The global network of the World Trade Center makes it a preferred destination for the companies to have an internationally-recognized address. All three projects i.e. WTC Noida, WTC Chandigarh, and WTC GIFT City are located in the prime cities, thus generating a lot of interest from the business community. At present, the global economy is in the doldrums, creating a huge impact on the businesses across. The global health crisis has changed the business dynamics and the World Trade Center is globally prepared for new ‘normal’. Considering the evolving situations worldwide, projects which are ready for possession would be preferred by investors for safer investments. The WTC projects are in the advanced stages of giving the possession which bodes well for them, hence making it a safer zone for potential investors.
Owing to these factors coupled with the exceptional facilities and services, the WTC projects are lucrative investment destinations. With the connection across 330 centers in 100 countries, the World Trade Center provides a wide range of opportunities to its customers. As a member of a World Trade Center, companies get the opportunity to leverage the global ecosystem to generate business and trade leads. Therefore, we are optimistic to get the attention of the companies moving in the region.
What are the key things which can get the investor’s confidence back in the market? Will they look for more secure investment options?
The disrupted business cycles have shaken the market sentiments all-time low, pushing the buying decision distant in the future. A collective approach needs to be formed by the government, industry bodies, and private players to sail through this phase. Getting investor’s confidence back in the sector is the need of the hour, which can be done with the joint efforts of all stakeholders.
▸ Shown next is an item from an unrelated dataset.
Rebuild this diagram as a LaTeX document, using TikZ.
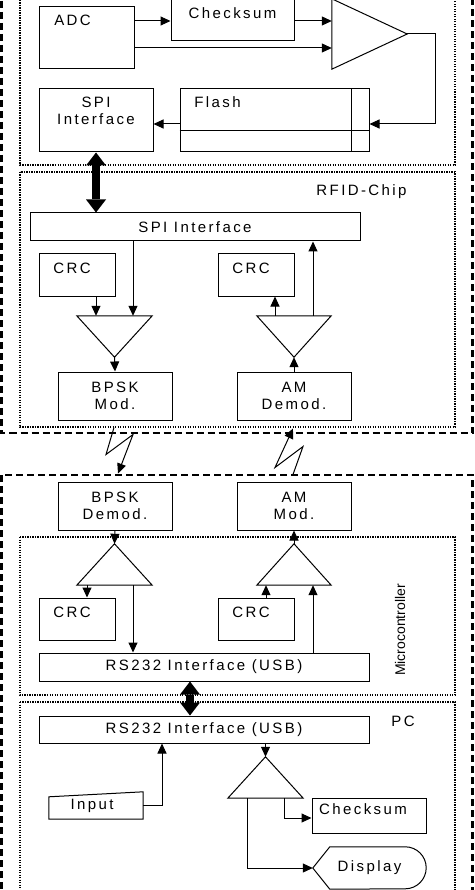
\documentclass[tikz,border=0pt]{standalone}
\usepackage{fontspec}
\setmainfont{Liberation Sans}
\newfontfamily\tracked{Liberation Sans}[LetterSpace=16]
\usepackage{tikz}
\usetikzlibrary{arrows.meta, calc}

\begin{document}
\begin{tikzpicture}[x=1pt, y=-1pt, font=\tracked\fontsize{15}{17}\selectfont]
			\tikzstyle{block} = [rectangle, draw=black, line width=1pt, inner sep=0pt, align=center]
			\tikzstyle{bar} = [block, minimum width=330, minimum height=28]
			\tikzstyle{modem} = [block, minimum width=114, minimum height=48]
			\tikzstyle{crc} = [block, minimum width=76, minimum height=42, label={[xshift=-5, yshift=7]center:CRC}]
			\tikzstyle{mux} = [rectangle, inner sep=0pt, minimum width=75, minimum height=41]
			\tikzstyle{arrow} = [line width=1pt, -{Triangle[length=10pt, width=9pt]}]
			\tikzstyle{bus} = [line width=8pt, {Triangle[length=13pt, width=20pt, line width=0pt]}-{Triangle[length=13pt, width=20pt, line width=0pt]}]
			\tikzstyle{device} = [line width=2.2pt, dash pattern=on 7pt off 4pt]
			\tikzstyle{unit} = [line width=1.2pt, dash pattern=on 1.2pt off 1.3pt]
			
			\useasboundingbox (0,0) rectangle (474,890);
			\clip (0,0) rectangle (474,890);
			
			% Frames
			\draw [device] (1.5,-10) rectangle (472.5,433);
			\draw [device] (1.5,475) rectangle (472.5,900);
			\draw [unit] (20,-10) rectangle (455,165);
			\draw [unit] (20,172) rectangle (455,427);
			\draw [unit] (20,537) rectangle (455,695);
			\draw [unit] (20,702) rectangle (455,900);
			\node (rfid) at (361.5,192) {RFID-Chip};
			\node (mcu) [rotate=90, font=\rmfamily\fontsize{14}{17}\selectfont] at (400,630) {Microcontroller};
			\node (pc) at (403,721) {PC};
			
			% Nodes: sensor
			\node (adc) [block, minimum width=95, minimum height=62, label={[xshift=-14, yshift=18]center:ADC}] at (86.5,38) {};
			\node (sum) [block, minimum width=123, minimum height=56] at (232.5,13) {Checksum};
			\node (comb) [mux, minimum height=70] at (369.5,34) {};
			\node (flash) [block, minimum width=189, minimum height=63, label={[xshift=-57, yshift=18.5]center:Flash}] at (274.5,120.5) {};
			\node (spi) [block, minimum width=114, minimum height=63, label={[align=center, yshift=9.5]center:SPI\\Interface}] at (96,120.5) {};
			
			% Nodes: RFID chip
			\node (chipspi) [bar] at (195,227) {SPI Interface};
			\node (crcA) [crc] at (77,275) {};
			\node (crcB) [crc] at (256,275) {};
			\node (encA) [mux] at (114.5,336.5) {};
			\node (decA) [mux, minimum width=74] at (294,336.5) {};
			\node (bpskmod) [modem] at (115,396) {BPSK\\Mod.};
			\node (amdemod) [modem] at (294,396) {AM\\Demod.};
			
			% Nodes: reader
			\node (bpskdemod) [modem] at (115,506) {BPSK\\Demod.};
			\node (ammod) [modem] at (294,506) {AM\\Mod.};
			\node (decB) [mux] at (114.5,564.5) {};
			\node (encB) [mux, minimum width=74] at (294,564.5) {};
			\node (crcC) [crc] at (77,619) {};
			\node (crcD) [crc] at (256,619) {};
			\node (mcurs) [bar] at (204,667) {RS232 Interface (USB)};
			
			% Nodes: PC
			\node (pcrs) [bar, minimum height=27] at (204,729.5) {RS232 Interface (USB)};
			\node (input) [rectangle, inner sep=0pt, minimum width=94, minimum height=27, label={[xshift=-4]center:Input}] at (96,805.5) {};
			\node (split) [mux] at (265.5,777.5) {};
			\node (pcsum) [block, minimum width=114, minimum height=35, label={[xshift=-6, yshift=6.5]center:Checksum}] at (369,815.5) {};
			\node (display) [rectangle, inner sep=0pt, minimum width=113, minimum height=42] at (369.5,868) {Display};
			
			% Shapes
			\draw [line width=1pt] (comb.north west) -- (comb.east) -- (comb.south west) -- cycle;
			\draw [line width=1pt] ($(flash.north east)+(-18,0)$) -- ($(flash.south east)+(-18,0)$);
			\draw [line width=1pt] (flash.west |- 0,131) -- (flash.east |- 0,131);
			\foreach \m in {encA, decA}
				\draw [line width=1pt] (\m.north west) -- (\m.north east) -- (\m.south) -- cycle;
			\foreach \m in {decB, encB, split}
				\draw [line width=1pt] (\m.south west) -- (\m.south east) -- (\m.north) -- cycle;
			\draw [line width=1pt] (input.south west) -- (input.south east) -- (input.north east) -- ($(input.north west)+(0,5)$) -- cycle;
			\draw [line width=1pt] (display.west) -- ($(display.north west)+(17,0)$) -- ($(display.north east)+(-21,0)$) arc[start angle=-90, end angle=90, radius=21] -- ($(display.south west)+(17,0)$) -- cycle;
			
			% Arrows
			\draw [arrow] (adc.east |- 0,21) -- (sum.west |- 0,21);
			\draw [arrow] (sum.east |- 0,21) -- (comb.west |- 0,21);
			\draw [arrow] (adc.east |- 0,48) -- (comb.west |- 0,48);
			\draw [arrow] (comb.east) -- ++(28,0) |- (flash.east |- 0,124);
			\draw [arrow] (flash.west |- 0,124) -- (spi.east |- 0,124);
			\draw [bus] (spi.south) -- (spi.south |- chipspi.north);
			
			\draw [arrow] (chipspi.south -| 133,0) -- (encA.north -| 133,0);
			\draw [arrow] (crcA.south -| 96,0) -- (encA.north -| 96,0);
			\draw [arrow] (encA.south) -- (bpskmod.north);
			\draw [arrow] (amdemod.north) -- (decA.south);
			\draw [arrow] (decA.north -| 275,0) -- (crcB.south -| 275,0);
			\draw [arrow] (decA.north -| 313,0) -- (chipspi.south -| 313,0);
			
			% Air interface
			\draw [arrow] ($(bpskmod.south)+(-1,7)$) -- ++(-8,27) -- ++(27,-20) -- ($(bpskdemod.north)+(3,-8)$);
			\draw [arrow] ($(ammod.north)+(-1,-7)$) -- ++(10,-28) -- ++(-28,21) -- ($(amdemod.south)+(-1,8)$);
			
			\draw [arrow] (bpskdemod.south) -- (decB.north);
			\draw [arrow] (decB.south -| 87,0) -- (crcC.north -| 87,0);
			\draw [arrow] (decB.south -| 133,0) -- (mcurs.north -| 133,0);
			\draw [arrow] (encB.north) -- (ammod.south);
			\draw [arrow] (crcD.north -| 266,0) -- (encB.south -| 266,0);
			\draw [arrow] (mcurs.north -| 313,0) -- (encB.south -| 313,0);
			\draw [bus] (mcurs.south -| 190,0) -- (pcrs.north -| 190,0);
			
			\draw [arrow] (input.east) -| (pcrs.south -| 162,0);
			\draw [arrow] (pcrs.south -| split.north) -- (split.north);
			\draw [arrow] (split.south -| 284,0) |- ($(pcsum.west)+(0,2.5)$);
			\draw [arrow] (split.south -| 247,0) |- (display.west);
			
		\end{tikzpicture}
\end{document}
While industry players expect liberal policies, relaxations, and stimulus packages from the government, they themselves need to restrategize the business models and stand together with their existing investors in these difficult times. Looking at the long-term goal of revitalizing the real estate sector, industry bodies need to put the challenges ahead and chalk out an aggressive blueprint for the recommendations.
In the coming quarters, investors are likely to be cautious with their decisions and might assess secured options to invest in the sector. Backed with the strong growth record in the last couple of years, commercial real estate might attract investment through REITs. Being one of the most secure and great options for a fixed return on investment, REIT might lead to strengthening the market sentiments in the post-COVID era.
REITs are one of the best-performing asset classes available and overseas they have been successfully delivering competitive returns, based on high, steady dividend income and long-term capital appreciation. Owing to better rentals as compared to other real estate properties, REIT buildings are a considerable investment option. However, the objective to get the sector back on the growth trajectory cannot be achieved alone. Apart from the company’s aggressive strategies, the sector requires favorable reforms from the government.